Long before the Russian state declared the Levada Center, Russia’s only reputable independent polling organization, to be a “foreign agent” in September, its director, Lev D. Gudkov, knew this was going to happen.
For the last four years, Russia has required nonprofit organizations to register as “foreign agents” if they receive funding from abroad and engage in “political activity.” The law requires an organization to identify itself as a “foreign agent” in all public communications and imposes stringent financial reporting requirements.
The latest amendments to the law, proposed by the justice ministry in February and passed in May, added polling to the list of activities considered political. When I visited Mr. Gudkov in April, he said that these amendments seemed intended specifically to target his center.
For most nongovernmental organizations, it’s the reporting requirements that effectively paralyze the work. For a polling organization, it’s the designation itself: Who is going to answer questions from someone who calls and introduces themselves as a foreign agent?
So when in September the Russian justice ministry declared the Levada Center a foreign agent, Mr. Gudkov was not surprised. He had been warning about a dark turn in Russian politics longer than anyone else had.
As far back as 1994, he and his colleagues at what was then the Russian Public Opinion Research Center were challenging the narrative of a smooth transition from the Soviet system to a democratic one. By the early 2000s, Mr. Gudkov was writing about the need to revisit the concept of totalitarianism, which Kremlinologists had long retired: He thought that Russia was beginning to show symptoms of the old disease.
Totalitarian regimes have a conflicted relationship with sociology. On the one hand, they have no elections or free media from which to learn about the public mood, so they need sociologists even more than democratic governments do. On the other hand, their fear of information is directly proportional to their need for it. They fear that sociologists, if allowed to work freely, will obtain knowledge about the vulnerabilities of the regime. An ideal totalitarian regime would find a way to obtain sociological data without the sociologists.
This push-pull relationship with sociology kept playing out throughout the Soviet period. For decades, sociology was effectively a banned discipline. Even Karl Marx, in official Soviet scholarship, was stripped of his sociological credentials, retaining the title only of “founder of scientific communism, teacher and leader of the international proletariat.” But starting in the 1950s, a little bit of sociology was allowed, under the auspices of philosophy — Marxist philosophy, of course.
Mr. Gudkov first encountered sociology in the late 1960s, when he was a journalism student at Moscow State University. He signed up for an elective taught by Yuri Levada, a pioneering Soviet sociologist. Mr. Gudkov fell in love with the discipline and began begging Mr. Levada for a job.

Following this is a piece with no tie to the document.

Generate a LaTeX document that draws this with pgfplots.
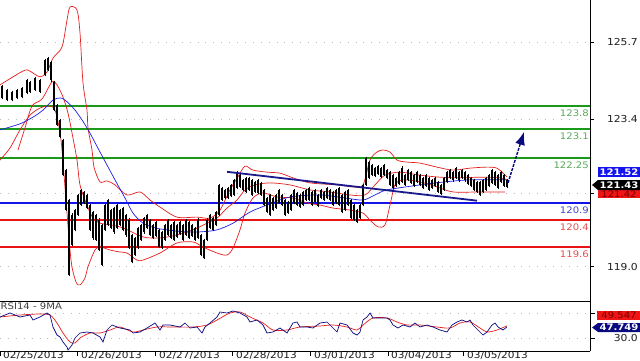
\documentclass[border=0pt]{standalone}
\usepackage{pgfplots}
\pgfplotsset{compat=1.18}
\usepackage{fontspec}
\setmainfont{DejaVu Sans}[FakeStretch=1.12]
\usetikzlibrary{arrows.meta}
\definecolor{lvgreen}{RGB}{25,155,25}
\definecolor{lvblue}{RGB}{20,20,230}
\definecolor{lvred}{RGB}{235,20,20}
\definecolor{lblgreen}{RGB}{90,170,90}
\definecolor{lblblue}{RGB}{70,70,200}
\definecolor{lblred}{RGB}{225,80,80}
\definecolor{navy}{RGB}{10,10,128}
\definecolor{bandred}{RGB}{230,30,30}
\definecolor{trend}{RGB}{25,25,140}
\definecolor{maBlue}{RGB}{30,30,230}
\definecolor{txt}{RGB}{30,30,30}
\definecolor{boxblue}{RGB}{20,20,240}
\definecolor{boxred}{RGB}{240,20,20}
\definecolor{darkred}{RGB}{120,0,0}
\pgfplotstableread{
x m e
2 124.21 0.18
7 124.12 0.15
12 124.09 0.12
17 124.15 0.12
22 124.19 0.13
27 124.37 0.19
30 124.36 0.15
35 124.45 0.18
40 124.39 0.18
45 124.94 0.22
48 125.04 0.18
51 124.83 0.27
54 124.09 0.42
57 123.52 0.30
60 123.12 0.25
63 122.26 0.52
66 121.29 0.60
69 119.87 1.12
72 120.10 0.45
75 120.39 0.30
78 120.84 0.30
81 121.06 0.22
84 121.06 0.16
87 120.95 0.19
90 120.47 0.37
93 120.24 0.39
96 120.17 0.37
99 119.95 0.45
102 119.65 0.60
105 120.47 0.37
108 120.62 0.37
111 120.42 0.27
114 120.39 0.36
117 120.50 0.34
120 120.47 0.22
123 120.42 0.33
126 120.24 0.30
129 119.98 0.42
132 119.54 0.40
135 119.60 0.25
138 119.86 0.30
141 120.02 0.22
144 120.24 0.21
147 120.35 0.19
150 120.17 0.22
153 120.05 0.19
156 120.13 0.21
159 119.84 0.25
162 119.80 0.24
165 120.02 0.22
168 120.17 0.22
171 120.05 0.19
174 120.07 0.27
177 120.07 0.18
180 120.16 0.18
183 120.02 0.22
186 120.17 0.22
189 120.10 0.24
192 120.08 0.16
195 119.98 0.18
198 120.13 0.27
201 119.65 0.30
204 119.53 0.27
207 120.10 0.30
210 120.35 0.19
213 120.27 0.18
216 120.44 0.19
219 120.99 0.45
222 121.17 0.18
225 121.17 0.12
228 121.20 0.15
231 121.27 0.16
234 121.36 0.22
237 121.59 0.24
240 121.56 0.18
243 121.44 0.15
246 121.44 0.21
249 121.47 0.18
252 121.36 0.22
255 121.38 0.15
258 121.39 0.19
261 121.32 0.18
264 121.06 0.22
267 120.84 0.21
270 120.84 0.30
273 120.87 0.18
276 120.95 0.19
279 121.09 0.19
282 120.99 0.15
285 120.77 0.22
288 120.77 0.16
291 120.92 0.22
294 121.09 0.19
297 121.02 0.18
300 120.96 0.18
303 121.03 0.19
306 121.14 0.15
309 121.17 0.18
312 121.03 0.19
315 121.11 0.18
318 120.97 0.16
321 121.17 0.12
324 121.11 0.12
327 121.20 0.15
330 121.14 0.15
333 121.03 0.19
336 121.09 0.19
339 121.09 0.25
342 120.89 0.25
345 120.96 0.27
348 121.06 0.22
351 120.72 0.27
354 120.62 0.22
357 120.51 0.18
360 120.65 0.19
363 121.14 0.30
366 121.84 0.40
369 121.88 0.24
372 121.88 0.15
375 121.82 0.12
378 121.88 0.12
381 121.81 0.13
384 121.88 0.15
387 121.76 0.12
390 121.63 0.19
393 121.54 0.19
396 121.53 0.12
399 121.65 0.18
402 121.74 0.21
405 121.59 0.15
408 121.74 0.15
411 121.66 0.16
414 121.57 0.16
417 121.68 0.15
420 121.59 0.15
423 121.50 0.15
426 121.57 0.16
429 121.47 0.18
432 121.47 0.12
435 121.53 0.12
438 121.38 0.15
441 121.30 0.13
444 121.47 0.18
447 121.68 0.15
450 121.76 0.12
453 121.70 0.12
456 121.79 0.15
459 121.70 0.12
462 121.76 0.12
465 121.70 0.12
468 121.60 0.13
471 121.53 0.12
474 121.44 0.15
477 121.38 0.15
480 121.33 0.19
483 121.41 0.18
486 121.47 0.18
489 121.57 0.16
492 121.69 0.19
495 121.63 0.19
498 121.54 0.19
501 121.68 0.15
504 121.57 0.16
507 121.48 0.10
}\bars
\begin{document}
\begin{tikzpicture}
\path[use as bounding box, clip] (0,0) rectangle (640pt,360pt);
\fill[white] (0,0) rectangle (640pt,360pt);
% ---------------- main price panel ----------------
\begin{axis}[
  at={(0pt,59pt)}, anchor=south west,
  width=590pt, height=321pt, scale only axis,
  xmin=0, xmax=590, ymin=117.98, ymax=127.546,
  axis x line*=bottom, axis y line*=right,
  axis line style={black, line width=0.8pt},
  xtick=\empty,
  ytick={119.0,121.2,123.4,125.7}, yticklabels={},
  tick align=outside, major tick length=4pt,
  tick style={black, line width=0.6pt},
  ymajorgrids, grid style={gray!55, line width=0.9pt, dash pattern=on 0.9pt off 7pt},
  clip=false,
]
% level lines
\addplot[lvgreen, line width=1.9pt] coordinates {(0,123.8) (590,123.8)};
\addplot[lvgreen, line width=1.9pt] coordinates {(0,123.1) (590,123.1)};
\addplot[lvgreen, line width=1.9pt] coordinates {(0,122.25) (590,122.25)};
\addplot[lvblue, line width=2pt] coordinates {(0,120.9) (590,120.9)};
\addplot[lvred, line width=1.9pt] coordinates {(0,120.4) (590,120.4)};
\addplot[lvred, line width=1.9pt] coordinates {(0,119.6) (590,119.6)};
% bands
\addplot[bandred, line width=0.7pt, smooth] coordinates {
(0,124.42) (13,124.66) (25,124.86) (30,124.83) (40,124.66) (47,124.80) (53,125.22) (62,125.55) (67,126.35) (70,126.74) (77,126.65) (80,125.97) (83,124.48) (87,123.67) (88,123.14) (92,122.48) (94,121.97) (100,121.53) (107,121.56) (115,121.44) (127,121.14) (140,121.23) (150,120.99) (160,120.78) (177,120.48) (197,120.48) (210,120.45) (220,120.69) (230,121.29) (238,121.68) (245,122.00) (253,121.88) (267,121.82) (280,121.79) (293,121.65) (310,121.50) (337,121.44) (353,121.38) (363,121.44) (370,122.18) (377,122.42) (383,122.48) (390,122.42) (397,122.18) (407,122.12) (420,122.09) (437,121.97) (453,121.88) (470,121.94) (487,121.97) (497,121.94) (503,121.79) (507,121.68)};
\addplot[bandred, line width=0.7pt, smooth] coordinates {
(18,122.48) (25,123.14) (32,123.79) (42,124.00) (52,124.51) (57,124.42) (63,124.06) (68,123.58) (72,122.99) (77,122.18) (80,121.44) (87,120.84) (93,120.45) (100,120.30) (110,120.25) (123,120.16) (143,119.89) (160,119.86) (177,119.95) (193,120.10) (207,120.30) (217,120.45) (227,120.75) (237,120.99) (245,121.29) (255,121.44) (270,121.50) (290,121.44) (310,121.29) (330,121.23) (350,121.14) (365,121.14) (375,121.44) (385,121.73) (400,121.82) (420,121.73) (440,121.67) (460,121.65) (480,121.67) (500,121.65) (507,121.59)};
\addplot[bandred, line width=0.7pt, smooth] coordinates {
(0,122.18) (10,122.54) (20,123.08) (30,123.52) (40,123.73) (48,123.79) (55,123.67) (61,122.78) (66,120.99) (71,119.20) (76,118.55) (80,118.46) (85,118.67) (88,119.00) (95,119.50) (100,119.59) (110,119.50) (120,119.44) (127,119.41) (137,119.20) (143,119.20) (160,119.41) (177,119.71) (193,119.74) (203,119.59) (217,119.41) (227,119.35) (233,119.56) (240,120.10) (245,120.60) (253,121.05) (263,121.20) (277,121.08) (293,121.05) (307,120.90) (320,120.84) (333,120.75) (350,120.69) (363,120.60) (370,120.39) (378,120.19) (385,120.25) (390,120.84) (395,121.44) (403,121.59) (420,121.53) (437,121.38) (453,121.23) (480,121.23) (505,121.23)};
% moving average
\addplot[maBlue, line width=0.7pt, smooth] coordinates {
(0,123.08) (20,123.26) (33,123.46) (43,123.67) (53,123.97) (60,124.03) (65,123.97) (75,123.67) (87,123.14) (100,122.42) (115,121.59) (125,121.05) (133,120.60) (143,120.30) (155,120.16) (167,120.10) (185,120.04) (200,120.04) (217,120.10) (233,120.30) (250,120.63) (267,120.84) (290,121.08) (320,121.14) (345,121.05) (363,120.99) (375,121.14) (387,121.29) (420,121.44) (445,121.53) (470,121.59) (507,121.59)};
% price bars
\addplot[draw=none, mark=none, forget plot,
  error bars/.cd, y dir=both, y explicit, error mark=-,
  error mark options={black, line width=0.7pt, mark size=1.3pt},
  error bar style={black, line width=1.1pt}]
  table[x=x, y=m, y error=e] {\bars};
% trend line and arrow
\addplot[trend, line width=1.8pt] coordinates {(227,121.83) (477,120.97)};
\addplot[navy, line width=1.4pt, dash pattern=on 3pt off 1.2pt,
  -{Latex[length=13pt,width=10pt]}] coordinates {(508,121.50) (524,123.02)};
% level labels
\begin{scope}[every node/.style={anchor=north east, inner sep=0pt, yshift=-3.5pt, font=\fontsize{9pt}{10pt}\selectfont}]
\node[text=lblgreen] at (axis cs:589,123.8) {123.8};
\node[text=lblgreen] at (axis cs:589,123.1) {123.1};
\node[text=lblgreen] at (axis cs:589,122.25) {122.25};
\node[text=lblblue] at (axis cs:589,120.9) {120.9};
\node[text=lblred] at (axis cs:589,120.4) {120.4};
\node[text=lblred] at (axis cs:589,119.6) {119.6};
\end{scope}
% axis tick labels
\begin{scope}[every node/.style={anchor=east, inner sep=0pt, text=txt, font=\fontsize{9.6pt}{10pt}\selectfont}]
\node at (axis cs:638,125.7) {125.7};
\node at (axis cs:638,123.4) {123.4};
\node at (axis cs:638,119.0) {119.0};
\end{scope}
\end{axis}
% ---------------- RSI panel ----------------
\begin{axis}[
  at={(0pt,9pt)}, anchor=south west,
  width=590pt, height=50pt, scale only axis,
  xmin=0, xmax=590, ymin=9.2, ymax=89.2,
  axis x line*=bottom, axis y line*=right,
  axis line style={black, line width=0.8pt},
  xtick={0,77,155,232,310,388,463}, xticklabels={},
  ytick={30,70}, yticklabels={},
  tick align=outside, major tick length=5pt,
  tick style={black, line width=0.7pt},
  ymajorgrids, grid style={gray!55, line width=0.9pt, dash pattern=on 0.9pt off 7pt},
  clip=false,
]
\addplot[bandred, line width=0.7pt, smooth] coordinates {
(0,63.6) (20,66.8) (40,68.4) (50,66.8) (57,54.0) (63,38.0) (70,23.6) (75,22.0) (80,30.0) (90,38.0) (100,38.0) (110,42.8) (120,47.6) (133,39.6) (143,42.8) (157,47.6) (173,47.6) (193,47.6) (207,50.8) (217,58.8) (230,70.0) (240,71.6) (250,63.6) (263,54.0) (273,42.8) (287,42.8) (300,47.6) (320,49.2) (333,50.8) (347,47.6) (357,42.8) (363,50.8) (373,62.0) (387,62.0) (397,55.6) (407,50.8) (420,50.8) (437,47.6) (450,46.0) (460,54.0) (470,55.6) (480,46.0) (487,39.6) (497,42.8) (507,49.5)};
\addplot[navy, line width=0.7pt] coordinates {
(0,63.6) (10,70.0) (20,63.6) (30,66.8) (33,58.8) (40,63.6) (47,70.0) (50,66.8) (53,47.6) (57,34.8) (60,31.6) (63,23.6) (67,15.6) (68,10.8) (72,18.8) (75,30.0) (80,38.0) (87,39.6) (93,38.0) (100,31.6) (103,23.6) (107,42.8) (112,50.8) (120,46.0) (130,42.8) (133,38.0) (140,39.6) (147,46.0) (155,54.0) (160,42.8) (163,50.8) (170,50.8) (180,47.6) (185,54.0) (190,46.0) (197,47.6) (202,38.0) (205,47.6) (210,54.0) (217,63.6) (220,71.6) (227,70.0) (233,73.2) (240,70.0) (247,63.6) (250,55.6) (257,58.8) (263,50.8) (267,38.0) (273,39.6) (280,46.0) (287,38.0) (293,54.0) (297,55.6) (300,47.6) (307,47.6) (313,46.0) (320,54.0) (327,55.6) (333,46.0) (337,39.6) (340,54.0) (347,50.8) (353,38.0) (357,34.8) (360,39.6) (363,58.8) (367,63.6) (370,70.0) (373,62.0) (380,62.0) (387,62.0) (390,58.8) (393,50.8) (398,46.0) (403,50.8) (410,47.6) (415,54.0) (420,47.6) (427,50.8) (433,47.6) (440,42.8) (447,39.6) (452,50.8) (457,55.6) (462,58.8) (467,55.6) (470,58.8) (473,50.8) (478,42.8) (483,34.8) (487,39.6) (492,50.8) (495,54.0) (498,47.6) (503,42.8) (507,47.7)};
\node[anchor=east, inner sep=0pt, text=txt, font=\fontsize{9.6pt}{10pt}\selectfont] at (axis cs:638,30) {30.0};
\end{axis}
% date labels
\begin{scope}[every node/.style={anchor=north west, inner sep=0pt, text=txt, font=\fontsize{9.4pt}{10pt}\selectfont}]
\node at (3pt,8.3pt) {02/25/2013};
\node at (81pt,8.3pt) {02/26/2013};
\node at (159pt,8.3pt) {02/27/2013};
\node at (236pt,8.3pt) {02/28/2013};
\node at (314pt,8.3pt) {03/01/2013};
\node at (391pt,8.3pt) {03/04/2013};
\node at (467pt,8.3pt) {03/05/2013};
\end{scope}
% RSI title
\node[anchor=north west, inner sep=0pt, text=txt!85, font=\fontsize{9pt}{10pt}\selectfont] at (0.5pt,57pt) {RSI14 - 9MA};
% price boxes
\fill[boxblue] (598pt,183pt) rectangle (640pt,193pt);
\node[text=white, font=\fontsize{9pt}{10pt}\selectfont\bfseries, inner sep=0pt] at (619pt,188pt) {121.52};
\fill[boxred] (598pt,162pt) rectangle (640pt,170pt);
\node[text=darkred, font=\fontsize{9pt}{10pt}\selectfont, inner sep=0pt] at (619pt,165.5pt) {121.42};
\fill[black] (592pt,175pt) -- (598pt,180pt) -- (640pt,180pt) -- (640pt,170pt) -- (598pt,170pt) -- cycle;
\node[text=white, font=\fontsize{9pt}{10pt}\selectfont\bfseries, inner sep=0pt] at (619pt,175pt) {121.43};
\fill[boxred] (597pt,40pt) rectangle (640pt,49pt);
\node[text=darkred, font=\fontsize{9pt}{10pt}\selectfont, inner sep=0pt] at (619pt,44.5pt) {49.547};
\fill[navy] (592pt,32.5pt) -- (598pt,37pt) -- (640pt,37pt) -- (640pt,28pt) -- (598pt,28pt) -- cycle;
\node[text=white, font=\fontsize{9pt}{10pt}\selectfont\bfseries, inner sep=0pt] at (619pt,32.5pt) {47.749};
\end{tikzpicture}
\end{document}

In 1970, Mr. Levada gave the college student an administrative job on his small research team. Mr. Gudkov has told me that this was the happiest time of his life. But within two years, it was all over. Mr. Levada’s work was deemed to contain an “incorrect understanding of important political issues,” his department was eliminated and his staff had to look for jobs elsewhere.
For the next two decades, Mr. Levada’s dozen students worked at various Soviet institutions. Mr. Gudkov changed workplaces several times; in some, he was allowed to do a little bit of research, but not to publish it.
But Mr. Levada’s group continued to exist: For two decades, his former employees and a few others who joined along the way gathered at his office or at his apartment every couple of weeks, to discuss what they could learn about contemporary and classic Western sociology. Together, they kept themselves in shape academically.
In 1987, at the height of perestroika, Mr. Levada was finally allowed to reassemble his team: Mikhail S. Gorbachev’s government needed to understand the country it was trying to change. The All-Union Public Opinion Research Center was formed. When the Soviet Union collapsed, it became the Russian Public Opinion Research Center.
A few years after Vladimir V. Putin came to power, the Kremlin took over the Russian Public Opinion Research Center. Mr. Levada was forced out, and his team left with him. The center got a new Kremlin-appointed director and began producing research to the Kremlin’s taste.
Mr. Levada started his own shop. It was a smaller outfit, and it had lost its academic outlet, a bimonthly journal that was now in the Kremlin’s hands. The center’s staff could no longer afford to write long scholarly articles, but it continued to conduct and interpret public-opinion surveys. When Mr. Levada died in 2006, Mr. Gudkov — his youngest student — became the director of the center.
The Levada Center retained its reputation as the most reliable source on Russian public opinion. Even federal ministries occasionally commissioned surveys from it. Sometimes the results of those differed little or not at all from those produced by the Kremlin-controlled pollsters.
But the Levada sociologists could not be controlled by the Kremlin, and that sealed their fate. In the end, the Kremlin’s fear of information became stronger than the desire to know, just as Mr. Gudkov knew it would.